IN RE K-TEL INTERN. SECURITIES LITIGATION

United States Court of Appeals, Eighth Circuit (2002)

Facts

Issue

Holding — Riley, J.

Rule

Reasoning

Deep Dive: How the Court Reached Its Decision

Court's Affirmation of Dismissal

The Eighth Circuit upheld the district court's dismissal of the plaintiffs' complaint on the grounds that it did not meet the heightened pleading standards established by the Private Securities Litigation Reform Act (Reform Act). The court emphasized that the plaintiffs failed to allege the specific accounting violations with the particularity required under Federal Rule of Civil Procedure 9(b). In doing so, the court noted that mere allegations of violations of Generally Accepted Accounting Principles (GAAP) were insufficient to establish the necessary fraudulent intent, or scienter, required for securities fraud claims. The court highlighted that the plaintiffs did not provide detailed factual support to indicate that the defendants acted with the intent to deceive shareholders, which is a critical element of securities fraud. Furthermore, the court stated that the plaintiffs did not adequately demonstrate that the defendants had a duty to disclose the NASDAQ delisting letter before it was publicly announced, as the law requires a duty to disclose only under certain conditions. Thus, the Eighth Circuit concluded that the allegations did not sufficiently suggest fraudulent conduct by the defendants in relation to their securities transactions, warranting the affirmance of the dismissal.

Heightened Pleading Standards

The court explained that the Reform Act raised the bar for pleading securities fraud claims, particularly with regard to the requirements for allegations of scienter and material misrepresentation. Under the Reform Act, plaintiffs must specify the statements that are alleged to be misleading, provide reasons for why those statements are misleading, and present facts that give rise to a strong inference of the defendants' intent to commit fraud. The Eighth Circuit underscored that conclusory allegations without supporting facts do not satisfy these requirements. The court pointed out that the plaintiffs' failure to specify how the alleged accounting violations impacted K-tel's financial statements further weakened their claims. Consequently, the court affirmed that the plaintiffs had not met the burden of pleading with the required specificity, leading to the dismissal of their complaint.

Insufficient Evidence of Fraudulent Intent

The Eighth Circuit found that the plaintiffs' allegations did not establish a strong inference of the defendants' fraudulent intent. The court noted that while the plaintiffs claimed that the defendants knew about the company's accounting issues and failed to disclose adverse information, they did not provide sufficient factual details to support such claims. The court highlighted that mere knowledge of adverse information does not, by itself, equate to an intent to deceive investors. Additionally, the plaintiffs failed to demonstrate that the defendants' actions were motivated by a desire to mislead shareholders for personal gain. The court emphasized that allegations of motive must be substantiated with concrete facts, rather than general assertions of wrongdoing. Thus, the lack of evidence indicating a clear intent to defraud led the court to uphold the dismissal of the plaintiffs' claims.
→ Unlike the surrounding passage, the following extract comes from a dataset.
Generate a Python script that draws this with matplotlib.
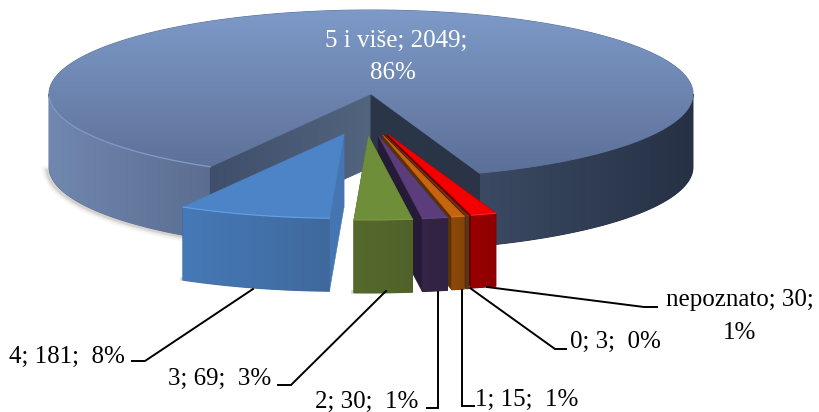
import numpy as np
import matplotlib
matplotlib.use('Agg')
import matplotlib.pyplot as plt
from matplotlib.colors import LinearSegmentedColormap
from matplotlib.patches import Polygon

# number of cases per category, clockwise order is reversed on the pie
categories = ['4', '3', '2', '1', '0', 'nepoznato', '5 i više']
values = [181, 69, 30, 15, 3, 30, 2049]
percents = ['8%', '3%', '1%', '1%', '0%', '1%', '86%']

plt.rcParams['font.family'] = ['Liberation Serif', 'DejaVu Serif']

fig = plt.figure(figsize=(8.19, 4.12), dpi=100)
ax = fig.add_axes([0, 0, 1, 1])
ax.set_xlim(0, 819)
ax.set_ylim(412, 0)
ax.axis('off')

# pie geometry in pixels
cx, cy = 371, 94
rx, ry = 322, 84
depth = 73
start = -30.0

z = [1]


def next_z():
    z[0] += 1
    return z[0]


def arc(x0, y0, a, b, n=80):
    t = np.radians(np.linspace(a, b, n))
    return np.column_stack([x0 + rx * np.sin(t), y0 + ry * np.cos(t)])


def fill(pts, c1, c2=None, vertical=False):
    # polygon with an optional linear gradient between two colours
    pts = np.asarray(pts)
    zo = next_z()
    if c2 is None:
        ax.add_patch(Polygon(pts, closed=True, fc=c1, ec=c1, lw=0.4, zorder=zo))
        return
    ax.add_patch(Polygon(pts, closed=True, fc=c2, ec=c2, lw=0.7, zorder=zo))
    cmap = LinearSegmentedColormap.from_list('g', [c1, c2])
    g = np.linspace(0, 1, 256)
    g = g.reshape(-1, 1) if vertical else g.reshape(1, -1)
    x0, x1 = pts[:, 0].min(), pts[:, 0].max()
    y0, y1 = pts[:, 1].min(), pts[:, 1].max()
    im = ax.imshow(g, cmap=cmap, extent=[x0, x1, y1, y0], origin='upper', aspect='auto',
                   interpolation='bilinear', zorder=zo)
    clip = Polygon(pts, closed=True, transform=ax.transData)
    im.set_clip_path(clip)


def side(x0, y0, a, b):
    top = arc(x0, y0, a, b)
    bottom = arc(x0, y0 + depth, a, b)
    return np.vstack([top, bottom[::-1]])


def cut(x0, y0, a):
    p = arc(x0, y0, a, a, 1)[0]
    return [(x0, y0), tuple(p), (p[0], p[1] + depth), (x0, y0 + depth)]


# slice angles, measured from straight down towards the right
total = sum(values)
spans = [v / total * 360 for v in values]
edges = start + np.concatenate([[0], np.cumsum(spans)])

# big slice: soft shadow, walls, then the top
big_a, big_b = edges[-2], edges[-1]
for w, al in [(7, 0.06), (4, 0.1), (2, 0.15)]:
    sh = arc(cx - 2, cy + depth + 1, 272, 330)
    ax.plot(sh[:, 0], sh[:, 1], color='#6b6355', lw=w, alpha=al, zorder=next_z())

fill(side(cx, cy, big_a, 90), '#3B4A63', '#263145')
fill(side(cx, cy, 270, big_b), '#7087AF', '#5B6E91')
fill(cut(cx, cy, big_b), '#3F4F6B', '#53647F')
fill(cut(cx, cy, big_a), '#2B3649', '#2A3446')
top_pts = np.vstack([[(cx, cy)], arc(cx, cy, big_a, big_b, 300)])
fill(top_pts, '#7E9AC8', '#5C7098', vertical=True)
rim = arc(cx, cy, 272, big_b)
ax.plot(rim[:, 0], rim[:, 1], color='#7F99C4', lw=1.0, zorder=next_z())

# exploded slices: top, front wall and cut wall colours
top_col = ['#4D83C7', '#6F8E3A', '#5A3D7A', '#C8640F', '#7F2A10', '#F40000']
front_a = ['#4679B8', '#55692C', '#352546', '#8C4A08', '#5C3418', '#9A0000']
front_b = ['#3F699C', '#50622A', '#31223F', '#824407', '#5C3418', '#8E0000']
wall_col = ['#4676B2', '#4A5B26', '#261B36', '#5E3006', '#3E2410', '#620404']
rim_col = ['#62A2E4', '#7C9B42', '#654588', '#D8701A', '#8A3010', '#FF2020']

# draw from right to left so the nearer slices overlap correctly
draw_order = [0, 5, 4, 3, 2, 1]
for i in draw_order:
    a, b = edges[i], edges[i + 1]
    mid = np.radians((a + b) / 2)
    x0 = cx - 6 + 75 * np.sin(mid)
    y0 = cy + 42 * np.cos(mid)
    # ground shadow around the base
    base = arc(x0, y0 + depth, a, b, 30)
    if i < 2:
        ax.plot(base[:, 0] - 1, base[:, 1] - 1, color='#8a8a8a', lw=2.5, alpha=0.35, zorder=next_z())
    # side faces
    fill(cut(x0, y0, a), wall_col[i])
    fill(cut(x0, y0, b), wall_col[i])
    fill(side(x0, y0, a, b), front_a[i], front_b[i])
    fill(np.vstack([[(x0, y0)], arc(x0, y0, a, b, 40)]), top_col[i])
    edge = arc(x0, y0, a, b, 40)
    ax.plot(edge[:, 0], edge[:, 1], color=rim_col[i], lw=0.8, zorder=next_z())

# leader lines
leaders = [
    ([253, 145, 132], [289, 361, 361]),
    ([386, 291, 278], [291, 385, 385]),
    ([438, 438, 427], [292, 408, 408]),
    ([462, 462, 474], [290, 406, 406]),
    ([470, 555, 566], [288, 349, 349]),
    ([487, 644, 657], [287, 307, 307]),
]
for lx, ly in leaders:
    ax.plot(lx, ly, color='black', lw=1.4, solid_joinstyle='miter', zorder=next_z())

# labels
fs = 18
zt = next_z() + 10
label_pos = [(67, 357), (220, 379), (367, 402), (527, 400), (615, 342)]
for i, (tx, ty) in enumerate(label_pos):
    ax.text(tx, ty, f'{categories[i]}; {values[i]};  {percents[i]}', fontsize=fs, ha='center', va='center', zorder=zt)
ax.text(740, 300, f'{categories[5]}; {values[5]};', fontsize=fs, ha='center', va='center', zorder=zt)
ax.text(740, 333, percents[5], fontsize=fs, ha='center', va='center', zorder=zt)
ax.text(396, 41, f'{categories[6]}; {values[6]};', fontsize=fs, color='white', ha='center', va='center', zorder=zt)
ax.text(393, 73, percents[6], fontsize=fs, color='white', ha='center', va='center', zorder=zt)

ax.set_xlim(0, 819)
ax.set_ylim(412, 0)
plt.savefig('out.png', dpi=100)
Duty to Disclose and Materiality

The court addressed the issue of whether the defendants had a duty to disclose the NASDAQ delisting letter prior to its public announcement. It explained that a duty to disclose arises only under specific circumstances, such as when a regulation mandates disclosure or when a statement made by the company becomes misleading due to the omission of material facts. The Eighth Circuit concluded that K-tel did not have a duty to disclose the delisting letter because the plaintiffs failed to demonstrate that the letter was materially significant to any public statements made by the company at that time. The court reasoned that silence regarding the letter was not misleading when the defendants had not made any prior statements that would render the omission misleading. Therefore, the court found that the plaintiffs did not satisfy the requirements for alleging that the defendants' failure to disclose the letter constituted a fraudulent act, further supporting the dismissal of their claims.

Denial of Motion to Amend

The Eighth Circuit also upheld the district court's denial of the plaintiffs' motion to amend their complaint for a third time. The court reasoned that the plaintiffs had ample opportunity to present their case and had failed to sufficiently allege the necessary details to support their claims in the previous iterations of the complaint. The district court had determined that the plaintiffs could not cure the defects in their pleading, and the appellate court agreed that any further amendments would be futile. The Eighth Circuit highlighted that leave to amend should be granted freely, but when a proposed amendment is deemed futile, it may be denied. Since the plaintiffs did not provide any new supporting facts or legal theories that would substantiate their claims, the court affirmed the ruling to deny the motion to amend the complaint.